The same happens with Rui Algarvio. He is keen to stay out of our lens. Not very talkative, nevertheless he unleashes a bitter and corrosive critical tone when talking about the Portuguese society. Soon he balances it with the expression of an extreme enthusiasm about what he creates. His work must speak for itself. It is his will. We can go through it with him, but he gives us few clues. We can lose ourselves in it, but he doesn’t. From his degree in the Faculty of Fine Arts in Lisbon (Faculdade de Belas Artes de Lisboa) up to the 2 years he lived in Mexico City, his creations have experienced many different orientations and intentions.  But they are just stages of a journey in which he knows pretty well where he wants to go.
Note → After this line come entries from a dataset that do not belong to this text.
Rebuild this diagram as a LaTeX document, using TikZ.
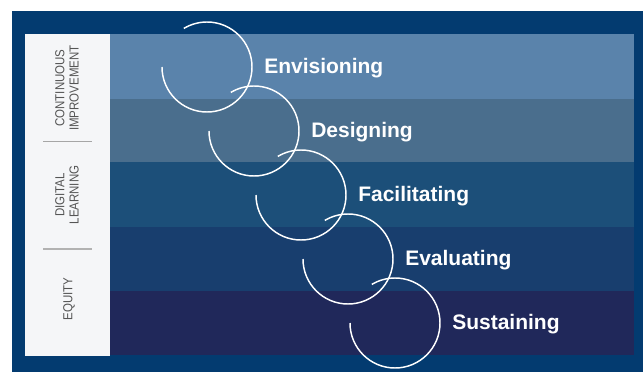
\documentclass[tikz,border=0pt]{standalone}
\usepackage{fontspec}
\setmainfont{Liberation Sans}
\newfontfamily\narrowfont[FakeStretch=0.88]{Liberation Sans}
\usepackage{tikz}

\definecolor{frameblue}{HTML}{033B70}
\definecolor{bandA}{HTML}{5A83AB}
\definecolor{bandB}{HTML}{4A6E8D}
\definecolor{bandC}{HTML}{1C4F79}
\definecolor{bandD}{HTML}{183E6E}
\definecolor{bandE}{HTML}{20285A}
\definecolor{sidebar}{HTML}{F5F6F8}
\definecolor{sidetext}{HTML}{555555}

\begin{document}
\begin{tikzpicture}[x=0.75pt,y=0.75pt,
  stage node/.style={anchor=base west,text=white,inner sep=0pt,font=\fontsize{15.75}{18}\selectfont\bfseries},
  side node/.style={rotate=90,align=center,text=sidetext,inner sep=0pt,font=\narrowfont\fontsize{9.8}{10.8}\selectfont},
  loop arc/.style={white,line width=1.1pt}]
  \useasboundingbox (0,0) rectangle (643,372);
  \fill[white] (0,0) rectangle (643,372);
  \fill[frameblue] (12,0) rectangle (643,361);

  % horizontal bands, lightest at the top
  \fill[bandA] (110,273.3) rectangle (634,337.5);
  \fill[bandB] (110,209.5) rectangle (634,273.3);
  \fill[bandC] (110,145.3) rectangle (634,209.5);
  \fill[bandD] (110,81.3) rectangle (634,145.3);
  \fill[bandE] (110,17) rectangle (634,81.3);

  % side column with the three themes
  \fill[sidebar] (25,16) rectangle (110,338);
  \draw[gray!70,line width=0.6pt] (43,231) -- (92,231);
  \draw[gray!60,line width=1.1pt] (43,123) -- (92,123);
  \node[side node] (ci) at (67,284) {CONTINUOUS\\IMPROVEMENT};
  \node[side node] (dl) at (67,177) {DIGITAL\\LEARNING};
  \node[side node] (eq) at (69,73) {EQUITY};

  % open loops, one per stage
  \draw[loop arc] (162,305) arc[start angle=180,end angle=481,radius=45];
  \draw[loop arc] (209,241) arc[start angle=180,end angle=481,radius=45];
  \draw[loop arc] (256,177) arc[start angle=180,end angle=481,radius=45];
  \draw[loop arc] (303,113) arc[start angle=180,end angle=481,radius=45];
  \draw[loop arc] (350,49) arc[start angle=180,end angle=481,radius=45];

  \node[stage node] (env) at (264,298.5) {Envisioning};
  \node[stage node] (des) at (311,234.5) {Designing};
  \node[stage node] (fac) at (358,170.5) {Facilitating};
  \node[stage node] (eva) at (405,106.5) {Evaluating};
  \node[stage node] (sus) at (452,42.5) {Sustaining};
\end{tikzpicture}
\end{document}
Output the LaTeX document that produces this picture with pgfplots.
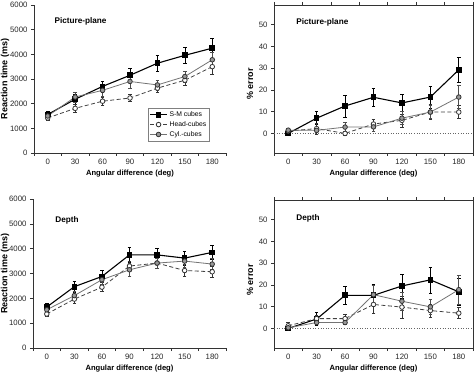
\documentclass[border=0pt]{standalone}
\usepackage{fontspec}
\setmainfont{Liberation Sans}
\usepackage{pgfplots}
\pgfplotsset{compat=1.18}
\tikzset{ttl/.style={anchor=west, font=\fontsize{8.2bp}{10bp}\selectfont\bfseries}}
\begin{document}
\begin{tikzpicture}
\path[use as bounding box] (0bp,0bp) rectangle (474bp,374bp);
\pgfplotsset{
  panel/.style={
    scale only axis, anchor=south west,
    xmin=-0.5, xmax=6.5,
    xtick={0,...,6}, xticklabels={0,30,60,90,120,150,180},
    minor xtick={-0.5,0.5,...,6.5},
    every major x tick/.append style={draw=none},
    tick align=outside,
    major tick length=3bp, minor tick length=3bp,
    axis line style={black!80, line width=0.7bp},
    every tick/.append style={black!80, line width=0.6bp},
    tick label style={font=\fontsize{7.8bp}{9bp}\selectfont, black!85},
    /pgf/number format/assume math mode=true,
    /pgf/number format/1000 sep={},
    scaled y ticks=false,
    every axis x label/.style={at={(axis description cs:0.5,0)}, yshift=-21bp, anchor=center, font=\fontsize{7.6bp}{9bp}\selectfont\bfseries},
    every axis y label/.style={rotate=90, anchor=center, font=\fontsize{9bp}{10bp}\selectfont\bfseries},
    xlabel={Angular difference (deg)},
    clip=false,
  },
  rt/.style={panel, ymin=0, ymax=6000, ytick={0,1000,...,6000},
    axis x line*=bottom, axis y line*=left, ylabel={Reaction time (ms)}},
  er/.style={panel, ymin=-9, ymax=59, ytick={0,10,...,50}, ylabel={\% error}},
  sm/.style={black, line width=1.1bp, mark=square*, mark size=2.3bp, mark options={solid, fill=black},
    error bars/.cd, y dir=both, y explicit, error bar style={solid, line width=0.6bp, black}, error mark options={rotate=90, mark size=1.8bp, line width=0.6bp, black}},
  hd/.style={black!75, line width=0.8bp, dash pattern=on 4bp off 2.5bp, mark=*, mark size=2.3bp, mark options={solid, fill=white, draw=black!80},
    error bars/.cd, y dir=both, y explicit, error bar style={solid, line width=0.6bp, black!80}, error mark options={rotate=90, mark size=1.8bp, line width=0.6bp, black!80}},
  cy/.style={black!55, line width=0.8bp, mark=*, mark size=2.3bp, mark options={solid, fill=black!40, draw=black!80},
    error bars/.cd, y dir=both, y explicit, error bar style={solid, line width=0.6bp, black!70}, error mark options={rotate=90, mark size=1.8bp, line width=0.6bp, black!70}},
}
% Top-left: RT, picture-plane
\begin{axis}[rt, at={(34bp,221bp)}, width=192bp, height=148bp,
  every axis y label/.append style={at={(axis description cs:-0.151,0.5)}},
  legend style={at={(axis description cs:0.594,0.304)}, anchor=north west, font=\fontsize{6.8bp}{8bp}\selectfont, draw=black!50, line width=0.5bp, inner sep=1.2bp, row sep=-0.5bp},
  legend cell align=left]
\addplot[sm] coordinates {(0,1560) +- (0,130) (1,2180) +- (0,200) (2,2700) +- (0,220) (3,3150) +- (0,300) (4,3640) +- (0,320) (5,3960) +- (0,330) (6,4250) +- (0,400)};
\addplot[hd] coordinates {(0,1420) +- (0,100) (1,1810) +- (0,170) (2,2100) +- (0,160) (3,2230) +- (0,150) (4,2630) +- (0,170) (5,2950) +- (0,200) (6,3500) +- (0,300)};
\addplot[cy] coordinates {(0,1500) +- (0,120) (1,2270) +- (0,200) (2,2540) +- (0,250) (3,2900) +- (0,280) (4,2760) +- (0,200) (5,3100) +- (0,230) (6,3780) +- (0,300)};
\legend{S-M cubes, Head-cubes, Cyl.-cubes}
\node[ttl] at (axis description cs:0.089,0.892) {Picture-plane};
\end{axis}
% Top-right: % error, picture-plane
\begin{axis}[er, at={(274bp,221bp)}, width=199bp, height=148bp,
  every axis y label/.append style={at={(axis description cs:-0.121,0.466)}}]
\addplot[black!60, dotted, line width=0.6bp, forget plot] coordinates {(-0.5,0) (6.5,0)};
\addplot[sm] coordinates {(0,0) +- (0,0.5) (1,7) +- (0,3) (2,12.6) +- (0,5) (3,16.6) +- (0,4) (4,14) +- (0,4) (5,16.7) +- (0,5) (6,29.2) +- (0,5.7)};
\addplot[hd] coordinates {(0,1.1) +- (0,1) (1,2.2) +- (0,2.5) (2,0) +- (0,1) (3,4.3) +- (0,2) (4,6) +- (0,3) (5,9.8) +- (0,3.5) (6,9.8) +- (0,3)};
\addplot[cy] coordinates {(0,1.5) +- (0,1) (1,1.4) +- (0,1) (2,2.9) +- (0,2) (3,3) +- (0,2) (4,7) +- (0,3) (5,9.8) +- (0,3) (6,16.7) +- (0,5.3)};
\node[ttl] at (axis description cs:0.095,0.885) {Picture-plane};
\end{axis}
% Bottom-left: RT, depth
\begin{axis}[rt, at={(33bp,26bp)}, width=193bp, height=149bp,
  every axis y label/.append style={at={(axis description cs:-0.145,0.5)}}]
\addplot[sm] coordinates {(0,1650) +- (0,130) (1,2470) +- (0,230) (2,2880) +- (0,230) (3,3750) +- (0,300) (4,3750) +- (0,250) (5,3620) +- (0,280) (6,3850) +- (0,280)};
\addplot[hd] coordinates {(0,1370) +- (0,100) (1,1970) +- (0,150) (2,2450) +- (0,180) (3,3300) +- (0,200) (4,3420) +- (0,200) (5,3120) +- (0,250) (6,3070) +- (0,230)};
\addplot[cy] coordinates {(0,1540) +- (0,120) (1,2110) +- (0,180) (2,2750) +- (0,200) (3,3150) +- (0,250) (4,3420) +- (0,200) (5,3500) +- (0,250) (6,3380) +- (0,230)};
\node[ttl] at (axis description cs:0.098,0.859) {Depth};
\end{axis}
% Bottom-right: % error, depth
\begin{axis}[er, at={(274bp,26bp)}, width=199bp, height=148bp,
  every axis y label/.append style={at={(axis description cs:-0.121,0.459)}}]
\addplot[black!60, dotted, line width=0.6bp, forget plot] coordinates {(-0.5,0) (6.5,0)};
\addplot[sm] coordinates {(0,0) +- (0,0.5) (1,4.3) +- (0,3) (2,15.2) +- (0,4) (3,15.2) +- (0,5) (4,19.5) +- (0,5.5) (5,22.3) +- (0,6) (6,16.8) +- (0,6)};
\addplot[hd] coordinates {(0,1.2) +- (0,1.5) (1,4.5) +- (0,1.5) (2,4.5) +- (0,2) (3,11) +- (0,4) (4,9.8) +- (0,5) (5,8.2) +- (0,3) (6,7) +- (0,2.5)};
\addplot[cy] coordinates {(0,0.3) +- (0,1) (1,2.7) +- (0,1) (2,2.7) +- (0,1) (3,15.5) +- (0,4.5) (4,12.5) +- (0,4) (5,9.9) +- (0,3.5) (6,17.8) +- (0,6.5)};
\node[ttl] at (axis description cs:0.095,0.878) {Depth};
\end{axis}
\end{tikzpicture}
\end{document}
Maybe his inspiration comes from the long distances he travels on is bike by the most remote dirt roads of Portuguese countryside. Or from the pictures he takes to the landscapes on passing through, or from the songs that fill his small and bright studio in Lisbon, or even from the philosophers he reads or Japanese films he sees. “I bring it all inside”, he says. “But I can not work in a mess”. On the floor of the studio a large roll of canvas and paper draws our attention. When he unrolls it we can see a series of amazing sketches. We then remember ourselves of the drawing that greets visitors at the outside of his studio door. It is a simple boat in black and white trace. After entering we noticed that the same draw is in the back of the door, but now painted with a beautiful bright color. Everything inside this door confirms that first impression: the tip of an iceberg with much to discover beneath the surface.